[Start]
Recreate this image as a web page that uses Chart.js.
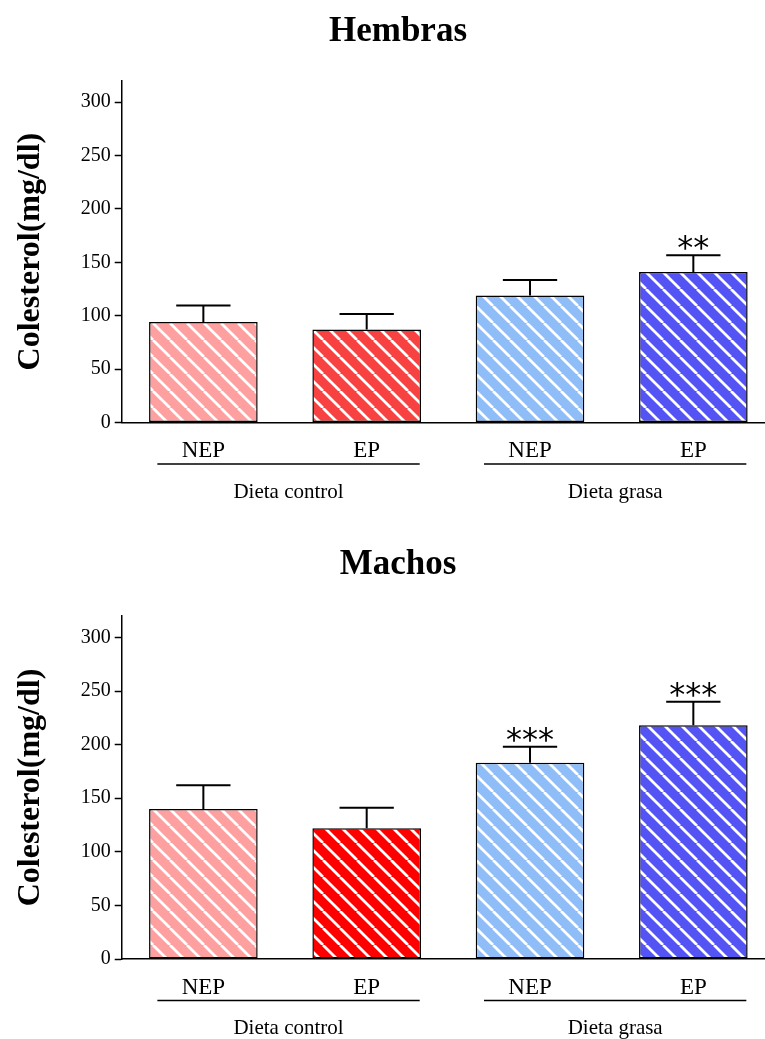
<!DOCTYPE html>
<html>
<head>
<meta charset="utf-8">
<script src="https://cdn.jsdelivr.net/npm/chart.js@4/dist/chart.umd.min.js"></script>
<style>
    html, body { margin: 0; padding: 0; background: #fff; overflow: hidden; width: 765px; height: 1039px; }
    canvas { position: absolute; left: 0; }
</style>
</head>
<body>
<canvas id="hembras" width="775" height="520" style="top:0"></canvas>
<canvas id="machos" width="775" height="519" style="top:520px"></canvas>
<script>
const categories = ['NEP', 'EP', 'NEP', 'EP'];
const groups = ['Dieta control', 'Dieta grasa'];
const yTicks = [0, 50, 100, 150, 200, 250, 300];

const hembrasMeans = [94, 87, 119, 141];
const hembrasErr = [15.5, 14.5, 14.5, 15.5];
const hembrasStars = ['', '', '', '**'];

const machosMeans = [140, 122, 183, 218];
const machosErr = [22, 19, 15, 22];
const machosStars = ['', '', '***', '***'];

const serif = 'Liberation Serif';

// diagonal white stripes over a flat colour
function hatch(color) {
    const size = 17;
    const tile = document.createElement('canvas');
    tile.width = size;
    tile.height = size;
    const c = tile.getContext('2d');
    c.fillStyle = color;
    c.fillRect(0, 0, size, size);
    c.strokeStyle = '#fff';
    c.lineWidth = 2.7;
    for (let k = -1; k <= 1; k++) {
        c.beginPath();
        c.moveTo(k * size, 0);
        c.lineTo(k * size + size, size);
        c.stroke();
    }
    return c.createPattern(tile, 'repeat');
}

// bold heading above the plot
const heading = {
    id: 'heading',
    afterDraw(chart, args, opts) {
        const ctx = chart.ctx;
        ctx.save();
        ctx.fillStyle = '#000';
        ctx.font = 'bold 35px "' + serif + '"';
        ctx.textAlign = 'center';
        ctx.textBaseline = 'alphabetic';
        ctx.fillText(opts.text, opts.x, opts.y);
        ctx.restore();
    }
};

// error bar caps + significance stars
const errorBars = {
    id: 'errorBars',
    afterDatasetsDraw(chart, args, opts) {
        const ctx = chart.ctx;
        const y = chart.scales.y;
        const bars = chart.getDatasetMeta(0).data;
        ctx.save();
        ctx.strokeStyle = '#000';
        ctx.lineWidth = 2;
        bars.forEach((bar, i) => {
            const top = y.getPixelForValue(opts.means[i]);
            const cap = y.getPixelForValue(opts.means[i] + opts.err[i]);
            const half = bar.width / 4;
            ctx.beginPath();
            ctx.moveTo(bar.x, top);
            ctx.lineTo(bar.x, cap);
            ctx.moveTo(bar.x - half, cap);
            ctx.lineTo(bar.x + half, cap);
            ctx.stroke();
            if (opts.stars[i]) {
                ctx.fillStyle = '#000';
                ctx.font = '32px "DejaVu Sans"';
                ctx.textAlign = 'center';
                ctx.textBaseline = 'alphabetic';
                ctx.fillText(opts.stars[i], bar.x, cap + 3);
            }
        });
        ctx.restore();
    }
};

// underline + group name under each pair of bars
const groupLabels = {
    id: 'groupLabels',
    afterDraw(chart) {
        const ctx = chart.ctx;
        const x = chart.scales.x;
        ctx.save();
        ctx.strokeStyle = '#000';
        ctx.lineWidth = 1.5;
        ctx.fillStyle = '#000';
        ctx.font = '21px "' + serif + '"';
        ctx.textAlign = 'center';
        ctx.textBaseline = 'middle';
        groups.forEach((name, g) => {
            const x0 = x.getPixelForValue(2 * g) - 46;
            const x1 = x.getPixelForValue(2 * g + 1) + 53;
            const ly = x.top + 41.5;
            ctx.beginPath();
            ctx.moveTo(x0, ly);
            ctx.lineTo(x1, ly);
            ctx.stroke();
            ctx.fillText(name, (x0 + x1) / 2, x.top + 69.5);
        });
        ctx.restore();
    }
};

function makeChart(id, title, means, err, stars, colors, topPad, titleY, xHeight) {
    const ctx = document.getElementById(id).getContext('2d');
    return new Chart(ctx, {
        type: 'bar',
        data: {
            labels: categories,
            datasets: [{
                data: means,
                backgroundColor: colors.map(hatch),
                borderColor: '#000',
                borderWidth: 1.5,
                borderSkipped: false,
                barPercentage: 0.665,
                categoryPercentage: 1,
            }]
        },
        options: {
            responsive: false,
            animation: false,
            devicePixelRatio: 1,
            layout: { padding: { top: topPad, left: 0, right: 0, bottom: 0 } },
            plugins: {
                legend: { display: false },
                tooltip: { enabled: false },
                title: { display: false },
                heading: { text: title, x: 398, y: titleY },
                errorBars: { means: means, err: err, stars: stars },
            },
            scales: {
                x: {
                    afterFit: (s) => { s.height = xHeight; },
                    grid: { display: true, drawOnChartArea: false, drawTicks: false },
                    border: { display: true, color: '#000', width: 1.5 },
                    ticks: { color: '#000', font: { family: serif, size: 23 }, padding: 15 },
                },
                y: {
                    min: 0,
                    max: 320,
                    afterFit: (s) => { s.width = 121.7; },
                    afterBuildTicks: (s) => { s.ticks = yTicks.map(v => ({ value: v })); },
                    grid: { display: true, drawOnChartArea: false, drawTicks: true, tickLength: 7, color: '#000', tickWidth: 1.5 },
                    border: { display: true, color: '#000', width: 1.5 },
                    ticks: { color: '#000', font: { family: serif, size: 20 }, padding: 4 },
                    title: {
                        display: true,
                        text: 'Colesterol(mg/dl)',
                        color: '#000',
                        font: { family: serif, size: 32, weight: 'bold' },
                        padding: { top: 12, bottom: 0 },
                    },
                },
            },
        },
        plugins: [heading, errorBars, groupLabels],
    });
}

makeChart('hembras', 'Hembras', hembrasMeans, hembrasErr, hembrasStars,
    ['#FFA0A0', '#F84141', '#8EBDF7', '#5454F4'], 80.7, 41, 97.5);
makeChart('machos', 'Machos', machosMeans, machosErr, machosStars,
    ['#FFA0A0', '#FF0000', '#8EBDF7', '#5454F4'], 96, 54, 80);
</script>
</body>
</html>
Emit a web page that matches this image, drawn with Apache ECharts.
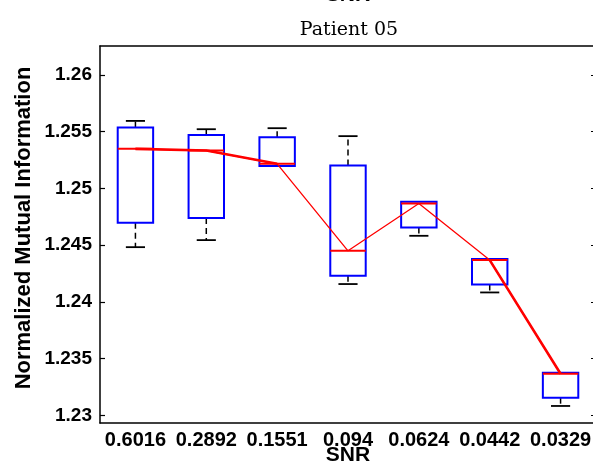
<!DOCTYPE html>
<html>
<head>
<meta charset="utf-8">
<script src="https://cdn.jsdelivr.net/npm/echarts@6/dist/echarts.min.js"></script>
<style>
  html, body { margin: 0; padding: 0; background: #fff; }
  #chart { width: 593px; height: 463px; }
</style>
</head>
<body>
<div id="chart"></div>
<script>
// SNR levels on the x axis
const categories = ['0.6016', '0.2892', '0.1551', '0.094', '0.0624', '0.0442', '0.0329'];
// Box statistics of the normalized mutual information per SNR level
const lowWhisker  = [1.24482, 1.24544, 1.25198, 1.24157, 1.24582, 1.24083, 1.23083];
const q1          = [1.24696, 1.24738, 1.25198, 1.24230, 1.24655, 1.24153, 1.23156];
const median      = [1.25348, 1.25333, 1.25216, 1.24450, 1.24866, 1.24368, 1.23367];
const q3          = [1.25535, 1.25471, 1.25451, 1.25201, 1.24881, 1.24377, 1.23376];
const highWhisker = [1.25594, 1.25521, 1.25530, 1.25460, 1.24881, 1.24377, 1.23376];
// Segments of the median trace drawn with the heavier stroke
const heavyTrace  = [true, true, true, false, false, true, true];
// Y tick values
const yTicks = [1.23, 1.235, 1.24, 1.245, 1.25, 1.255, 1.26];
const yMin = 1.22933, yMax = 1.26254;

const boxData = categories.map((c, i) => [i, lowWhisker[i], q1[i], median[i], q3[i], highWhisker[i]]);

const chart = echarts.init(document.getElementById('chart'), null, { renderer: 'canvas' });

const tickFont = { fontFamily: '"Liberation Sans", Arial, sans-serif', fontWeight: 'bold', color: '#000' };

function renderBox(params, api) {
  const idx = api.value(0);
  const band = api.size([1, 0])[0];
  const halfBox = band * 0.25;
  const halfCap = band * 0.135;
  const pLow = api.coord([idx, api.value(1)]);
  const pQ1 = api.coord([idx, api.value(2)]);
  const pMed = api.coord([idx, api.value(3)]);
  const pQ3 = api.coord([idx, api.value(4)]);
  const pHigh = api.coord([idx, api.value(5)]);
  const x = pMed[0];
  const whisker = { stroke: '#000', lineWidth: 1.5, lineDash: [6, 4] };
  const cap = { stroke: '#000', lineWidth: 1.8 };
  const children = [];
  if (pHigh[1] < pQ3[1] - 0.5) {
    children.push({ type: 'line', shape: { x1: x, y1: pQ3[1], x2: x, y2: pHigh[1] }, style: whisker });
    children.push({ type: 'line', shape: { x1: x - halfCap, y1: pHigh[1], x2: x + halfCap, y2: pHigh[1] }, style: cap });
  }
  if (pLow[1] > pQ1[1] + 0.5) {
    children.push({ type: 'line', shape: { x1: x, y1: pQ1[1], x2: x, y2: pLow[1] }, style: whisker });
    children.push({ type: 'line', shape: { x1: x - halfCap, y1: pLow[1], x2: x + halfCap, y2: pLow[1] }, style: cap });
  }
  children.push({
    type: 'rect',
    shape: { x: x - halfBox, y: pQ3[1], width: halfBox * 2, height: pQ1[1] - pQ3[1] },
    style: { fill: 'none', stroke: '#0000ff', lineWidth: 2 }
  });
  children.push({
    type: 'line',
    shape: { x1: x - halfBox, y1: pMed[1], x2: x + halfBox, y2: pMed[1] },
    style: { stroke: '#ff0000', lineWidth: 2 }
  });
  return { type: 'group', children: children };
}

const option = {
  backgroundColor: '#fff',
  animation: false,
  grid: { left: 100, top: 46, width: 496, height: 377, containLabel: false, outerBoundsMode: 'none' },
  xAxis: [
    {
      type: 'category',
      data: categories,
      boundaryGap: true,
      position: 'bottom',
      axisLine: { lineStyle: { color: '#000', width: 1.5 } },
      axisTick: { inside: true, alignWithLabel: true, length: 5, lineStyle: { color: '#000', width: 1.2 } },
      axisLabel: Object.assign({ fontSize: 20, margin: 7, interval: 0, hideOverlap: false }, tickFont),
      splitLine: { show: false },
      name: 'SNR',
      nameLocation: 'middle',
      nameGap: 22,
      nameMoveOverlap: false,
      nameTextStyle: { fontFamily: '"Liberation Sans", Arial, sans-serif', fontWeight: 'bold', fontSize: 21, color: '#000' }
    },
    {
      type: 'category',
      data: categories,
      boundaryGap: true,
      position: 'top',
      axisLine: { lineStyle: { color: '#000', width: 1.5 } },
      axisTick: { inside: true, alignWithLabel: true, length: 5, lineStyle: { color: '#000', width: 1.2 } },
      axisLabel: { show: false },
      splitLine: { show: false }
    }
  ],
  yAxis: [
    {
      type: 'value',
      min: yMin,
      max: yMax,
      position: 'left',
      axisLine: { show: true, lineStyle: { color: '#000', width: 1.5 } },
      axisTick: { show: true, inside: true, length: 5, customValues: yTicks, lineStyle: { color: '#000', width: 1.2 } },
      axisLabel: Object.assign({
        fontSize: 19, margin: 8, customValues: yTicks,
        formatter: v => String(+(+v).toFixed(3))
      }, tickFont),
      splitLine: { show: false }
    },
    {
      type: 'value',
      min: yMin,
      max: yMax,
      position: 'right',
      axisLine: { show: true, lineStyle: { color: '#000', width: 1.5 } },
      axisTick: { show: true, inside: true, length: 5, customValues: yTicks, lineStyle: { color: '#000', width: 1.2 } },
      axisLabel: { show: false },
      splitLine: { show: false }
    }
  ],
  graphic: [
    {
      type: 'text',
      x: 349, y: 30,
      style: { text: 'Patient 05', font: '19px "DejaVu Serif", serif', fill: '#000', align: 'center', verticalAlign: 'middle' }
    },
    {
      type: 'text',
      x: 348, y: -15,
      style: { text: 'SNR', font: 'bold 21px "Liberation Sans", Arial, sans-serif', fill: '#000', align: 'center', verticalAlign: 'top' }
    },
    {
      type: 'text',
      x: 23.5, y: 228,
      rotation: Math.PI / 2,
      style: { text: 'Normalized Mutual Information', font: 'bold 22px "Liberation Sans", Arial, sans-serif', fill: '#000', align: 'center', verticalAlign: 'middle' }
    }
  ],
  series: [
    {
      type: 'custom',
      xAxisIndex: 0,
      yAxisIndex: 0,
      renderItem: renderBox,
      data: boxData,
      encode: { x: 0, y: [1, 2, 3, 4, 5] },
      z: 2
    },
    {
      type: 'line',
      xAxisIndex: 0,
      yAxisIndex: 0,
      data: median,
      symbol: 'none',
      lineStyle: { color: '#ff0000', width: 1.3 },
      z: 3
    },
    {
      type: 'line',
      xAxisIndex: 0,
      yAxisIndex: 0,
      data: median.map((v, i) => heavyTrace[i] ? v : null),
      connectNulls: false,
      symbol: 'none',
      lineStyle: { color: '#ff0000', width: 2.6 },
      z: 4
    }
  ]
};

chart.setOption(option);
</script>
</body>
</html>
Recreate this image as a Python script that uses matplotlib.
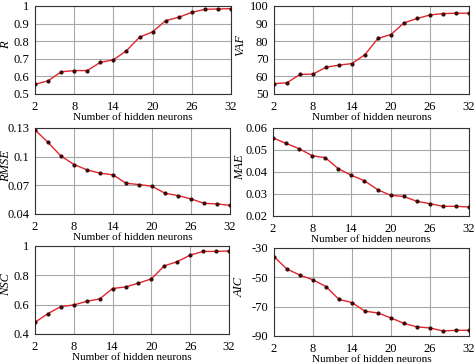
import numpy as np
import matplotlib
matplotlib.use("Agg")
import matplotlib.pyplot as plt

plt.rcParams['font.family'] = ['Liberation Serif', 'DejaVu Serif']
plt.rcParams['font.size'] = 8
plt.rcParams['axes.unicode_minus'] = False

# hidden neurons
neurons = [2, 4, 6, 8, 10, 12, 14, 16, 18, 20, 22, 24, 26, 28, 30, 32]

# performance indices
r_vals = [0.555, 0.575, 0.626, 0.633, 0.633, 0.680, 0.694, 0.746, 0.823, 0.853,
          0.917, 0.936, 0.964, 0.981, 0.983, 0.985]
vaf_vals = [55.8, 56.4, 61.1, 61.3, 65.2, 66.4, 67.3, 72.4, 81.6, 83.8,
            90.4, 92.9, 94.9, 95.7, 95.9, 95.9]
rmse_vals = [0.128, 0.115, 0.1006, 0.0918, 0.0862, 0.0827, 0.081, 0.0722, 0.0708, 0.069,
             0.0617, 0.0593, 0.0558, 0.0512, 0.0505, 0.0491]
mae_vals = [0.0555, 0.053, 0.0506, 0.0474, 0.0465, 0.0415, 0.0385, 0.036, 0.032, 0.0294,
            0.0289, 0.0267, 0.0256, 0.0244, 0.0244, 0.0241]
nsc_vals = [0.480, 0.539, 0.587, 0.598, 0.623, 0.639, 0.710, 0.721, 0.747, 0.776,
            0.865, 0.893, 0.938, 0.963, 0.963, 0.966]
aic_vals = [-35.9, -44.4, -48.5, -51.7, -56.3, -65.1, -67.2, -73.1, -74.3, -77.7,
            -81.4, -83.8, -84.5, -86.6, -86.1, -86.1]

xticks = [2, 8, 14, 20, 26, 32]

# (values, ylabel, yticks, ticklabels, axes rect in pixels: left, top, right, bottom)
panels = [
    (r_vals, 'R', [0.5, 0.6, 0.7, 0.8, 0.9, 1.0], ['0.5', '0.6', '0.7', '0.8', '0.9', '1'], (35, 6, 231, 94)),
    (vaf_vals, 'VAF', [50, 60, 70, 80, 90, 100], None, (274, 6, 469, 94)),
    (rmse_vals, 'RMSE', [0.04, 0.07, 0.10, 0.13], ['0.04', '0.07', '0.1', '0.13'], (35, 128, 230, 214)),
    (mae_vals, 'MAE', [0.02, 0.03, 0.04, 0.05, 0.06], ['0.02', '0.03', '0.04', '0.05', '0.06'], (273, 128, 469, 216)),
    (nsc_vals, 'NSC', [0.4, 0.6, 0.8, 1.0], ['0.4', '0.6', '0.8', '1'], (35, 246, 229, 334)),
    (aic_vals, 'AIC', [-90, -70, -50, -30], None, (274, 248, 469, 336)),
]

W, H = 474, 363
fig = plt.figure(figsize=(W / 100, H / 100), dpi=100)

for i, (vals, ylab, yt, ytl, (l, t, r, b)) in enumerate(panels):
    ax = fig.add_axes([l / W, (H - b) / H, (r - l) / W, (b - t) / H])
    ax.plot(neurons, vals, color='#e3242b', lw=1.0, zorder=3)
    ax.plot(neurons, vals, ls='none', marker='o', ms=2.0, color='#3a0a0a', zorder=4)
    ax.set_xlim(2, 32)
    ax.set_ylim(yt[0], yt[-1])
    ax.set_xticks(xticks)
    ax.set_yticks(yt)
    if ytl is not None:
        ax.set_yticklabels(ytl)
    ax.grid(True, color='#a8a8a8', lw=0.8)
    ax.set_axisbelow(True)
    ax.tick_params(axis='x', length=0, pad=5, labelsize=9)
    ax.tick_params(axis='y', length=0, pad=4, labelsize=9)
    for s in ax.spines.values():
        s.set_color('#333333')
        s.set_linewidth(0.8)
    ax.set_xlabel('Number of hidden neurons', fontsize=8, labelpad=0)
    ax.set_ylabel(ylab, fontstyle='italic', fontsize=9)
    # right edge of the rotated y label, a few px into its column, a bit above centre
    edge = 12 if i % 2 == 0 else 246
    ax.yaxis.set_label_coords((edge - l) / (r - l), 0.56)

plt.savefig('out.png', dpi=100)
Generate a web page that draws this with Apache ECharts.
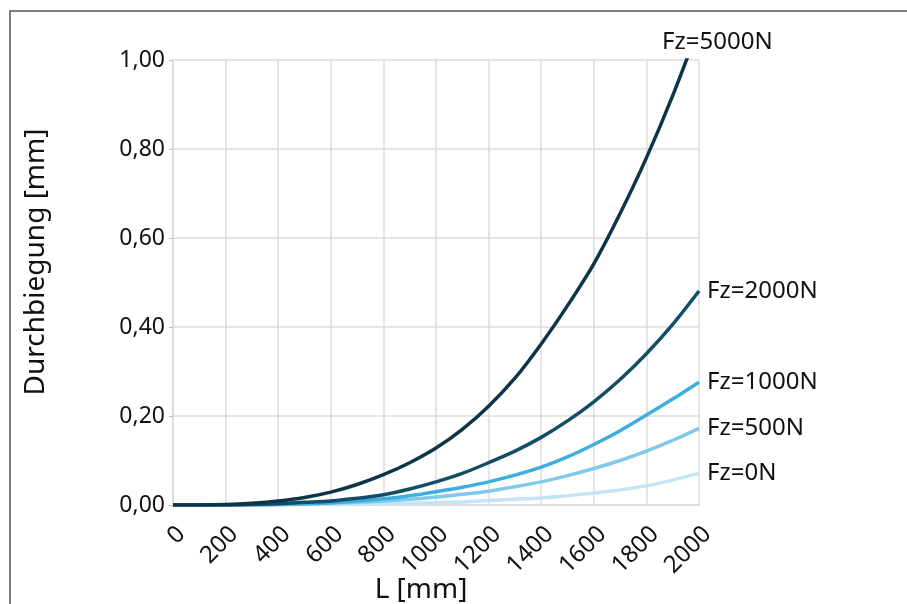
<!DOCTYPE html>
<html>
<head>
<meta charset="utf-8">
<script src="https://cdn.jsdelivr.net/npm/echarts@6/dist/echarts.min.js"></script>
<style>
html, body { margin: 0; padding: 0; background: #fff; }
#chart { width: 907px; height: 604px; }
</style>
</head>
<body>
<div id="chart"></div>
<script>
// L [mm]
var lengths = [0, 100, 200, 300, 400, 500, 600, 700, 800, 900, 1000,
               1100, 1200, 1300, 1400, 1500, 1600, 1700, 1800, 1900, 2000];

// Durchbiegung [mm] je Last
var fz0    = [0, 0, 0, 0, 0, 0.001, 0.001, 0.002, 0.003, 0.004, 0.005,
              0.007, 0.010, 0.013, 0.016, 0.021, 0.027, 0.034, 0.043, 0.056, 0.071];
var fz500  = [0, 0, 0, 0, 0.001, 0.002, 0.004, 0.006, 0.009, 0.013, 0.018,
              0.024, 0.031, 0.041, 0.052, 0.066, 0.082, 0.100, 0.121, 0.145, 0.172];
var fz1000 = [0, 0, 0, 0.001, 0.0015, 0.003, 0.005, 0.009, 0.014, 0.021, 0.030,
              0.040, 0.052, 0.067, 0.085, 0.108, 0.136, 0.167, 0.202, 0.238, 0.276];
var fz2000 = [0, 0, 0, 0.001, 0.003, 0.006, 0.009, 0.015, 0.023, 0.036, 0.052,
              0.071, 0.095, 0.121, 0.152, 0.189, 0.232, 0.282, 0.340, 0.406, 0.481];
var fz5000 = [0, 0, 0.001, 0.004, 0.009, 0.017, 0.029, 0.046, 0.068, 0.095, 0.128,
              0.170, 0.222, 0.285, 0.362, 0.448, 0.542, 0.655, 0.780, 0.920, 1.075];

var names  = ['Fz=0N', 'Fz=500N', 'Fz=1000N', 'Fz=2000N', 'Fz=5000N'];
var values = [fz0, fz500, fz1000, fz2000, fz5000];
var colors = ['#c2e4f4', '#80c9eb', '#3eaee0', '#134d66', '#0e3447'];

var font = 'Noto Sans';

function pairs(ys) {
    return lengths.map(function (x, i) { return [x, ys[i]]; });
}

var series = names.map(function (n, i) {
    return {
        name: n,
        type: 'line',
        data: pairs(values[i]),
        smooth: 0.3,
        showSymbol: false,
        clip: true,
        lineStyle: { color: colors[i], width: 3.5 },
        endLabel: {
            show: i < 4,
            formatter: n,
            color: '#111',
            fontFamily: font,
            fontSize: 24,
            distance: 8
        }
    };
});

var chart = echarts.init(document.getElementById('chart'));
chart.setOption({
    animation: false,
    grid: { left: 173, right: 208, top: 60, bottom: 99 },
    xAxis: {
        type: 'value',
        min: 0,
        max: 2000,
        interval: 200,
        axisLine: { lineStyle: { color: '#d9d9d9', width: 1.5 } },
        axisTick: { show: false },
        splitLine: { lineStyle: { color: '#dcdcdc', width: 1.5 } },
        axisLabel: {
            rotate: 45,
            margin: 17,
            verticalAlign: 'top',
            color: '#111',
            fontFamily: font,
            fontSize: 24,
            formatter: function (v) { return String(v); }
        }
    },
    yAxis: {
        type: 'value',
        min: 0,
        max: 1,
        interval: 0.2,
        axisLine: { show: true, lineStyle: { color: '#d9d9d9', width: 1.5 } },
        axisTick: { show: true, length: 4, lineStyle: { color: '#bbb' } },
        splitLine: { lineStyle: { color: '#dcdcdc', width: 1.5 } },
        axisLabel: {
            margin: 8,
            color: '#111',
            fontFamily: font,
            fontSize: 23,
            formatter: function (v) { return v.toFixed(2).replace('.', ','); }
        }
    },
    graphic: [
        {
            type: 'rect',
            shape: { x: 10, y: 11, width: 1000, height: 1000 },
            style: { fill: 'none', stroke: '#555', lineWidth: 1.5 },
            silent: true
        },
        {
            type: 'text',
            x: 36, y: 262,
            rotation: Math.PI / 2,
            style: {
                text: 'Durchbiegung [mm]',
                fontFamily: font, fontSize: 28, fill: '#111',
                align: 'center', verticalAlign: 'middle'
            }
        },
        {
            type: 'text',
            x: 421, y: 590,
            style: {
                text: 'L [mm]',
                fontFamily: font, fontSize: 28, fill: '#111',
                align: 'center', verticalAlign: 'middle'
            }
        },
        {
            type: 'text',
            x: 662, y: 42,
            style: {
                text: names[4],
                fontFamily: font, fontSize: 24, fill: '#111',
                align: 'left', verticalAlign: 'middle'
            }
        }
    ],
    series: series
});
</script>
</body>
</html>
[End]
■ EXERCISE DIRECTIONS ■
Restate, line by line and word for word, everything from the top of the material through the line that contains "const hembrasStars = ['', '', '', '**'];". Leave pictures out.

■ WRITTEN ANSWER ■
Recreate this image as a web page that uses Chart.js.
<!DOCTYPE html>
<html>
<head>
<meta charset="utf-8">
<script src="https://cdn.jsdelivr.net/npm/chart.js@4/dist/chart.umd.min.js"></script>
<style>
    html, body { margin: 0; padding: 0; background: #fff; overflow: hidden; width: 765px; height: 1039px; }
    canvas { position: absolute; left: 0; }
</style>
</head>
<body>
<canvas id="hembras" width="775" height="520" style="top:0"></canvas>
<canvas id="machos" width="775" height="519" style="top:520px"></canvas>
<script>
const categories = ['NEP', 'EP', 'NEP', 'EP'];
const groups = ['Dieta control', 'Dieta grasa'];
const yTicks = [0, 50, 100, 150, 200, 250, 300];

const hembrasMeans = [94, 87, 119, 141];
const hembrasErr = [15.5, 14.5, 14.5, 15.5];
const hembrasStars = ['', '', '', '**'];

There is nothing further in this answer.